# Fork suggestion to replace a Rux



## zenmonkey (Nov 21, 2004)

I just bought a used Lapierre Tandem (components are pre-2008 but frame is spanking new 2009/2010) and it comes with a Rux fork which I can say is likely to need replacing soon. 

Riders are around 340 lbs and riding style is cross-country. Geometry is 100mm, disks are 200mm.

Preferably, I'd like to keep the QR and single crown geometry. But I'm all ears. TIA!

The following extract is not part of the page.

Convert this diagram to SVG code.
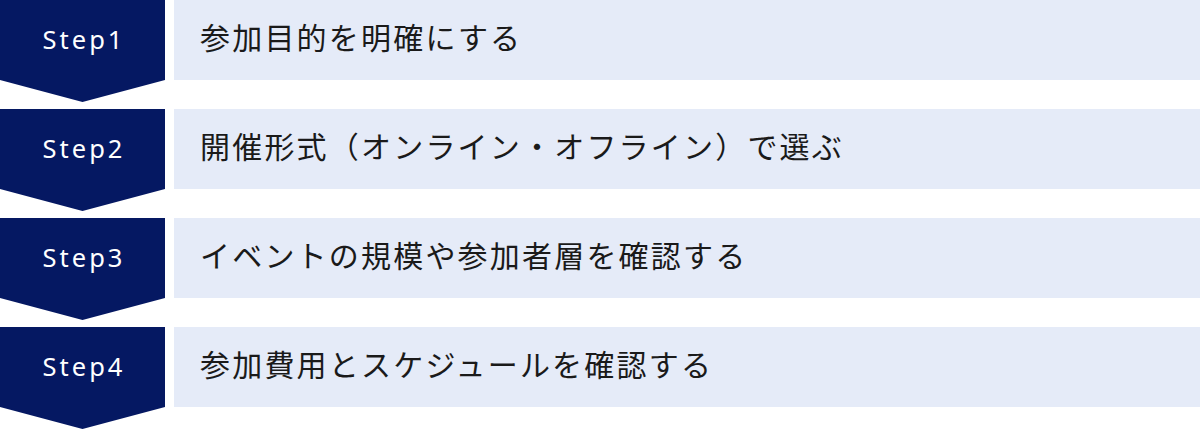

Edit: I guess my best option is the Marz DJ3 - 100mm, QR - any other suggestions?


----------



## TandemNut (Mar 12, 2004)

If you stay with a single crown, the Marzocchi 66 series is the best option for your team weight. But your bike is not likely designed around that much travel. Frankly, with your weight, you should consider double-crown. The White Bros Magic 100T actually weighs less than the single crown fork options, Costs more, though.
If you stay with single crown, and the 66 is too long, go with the DJ. It's as indestructible as any single crown fork out there.


----------



## zenmonkey (Nov 21, 2004)

TandemNut said:


> If you stay with a single crown, the Marzocchi 66 series is the best option for your team weight. But your bike is not likely designed around that much travel. Frankly, with your weight, you should consider double-crown. The White Bros Magic 100T actually weighs less than the single crown fork options, Costs more, though.
> If you stay with single crown, and the 66 is too long, go with the DJ. It's as indestructible as any single crown fork out there.


Thanks, good info there.


----------



## skottt160 (Apr 25, 2008)

I agree with the 66 advice...

Have you considered a 20mm thru axle? It might offer some stiffness that is quite appreciated, unless that is not a problem at present...
*for advice that is completely the opposite of what you asked for...


----------



## zenmonkey (Nov 21, 2004)

Not really a problem at present, I'm worried the Rux is going to die - it isn't in the best of shape and might repalce it rather than refurbish it.


----------



## B-radical (Oct 1, 2007)

*fork replacement*

My brother and I are using a Rockshox Argyle 409 w heavy spring. 20 MM and avid code brakes, 360# bodies plus bike and camelbacks. It is fabulous.


----------



## Plum (Sep 14, 2004)

B-radical said:


> My brother and I are using a Rockshox Argyle 409 w heavy spring. 20 MM and avid code brakes, 360# bodies plus bike and camelbacks. It is fabulous.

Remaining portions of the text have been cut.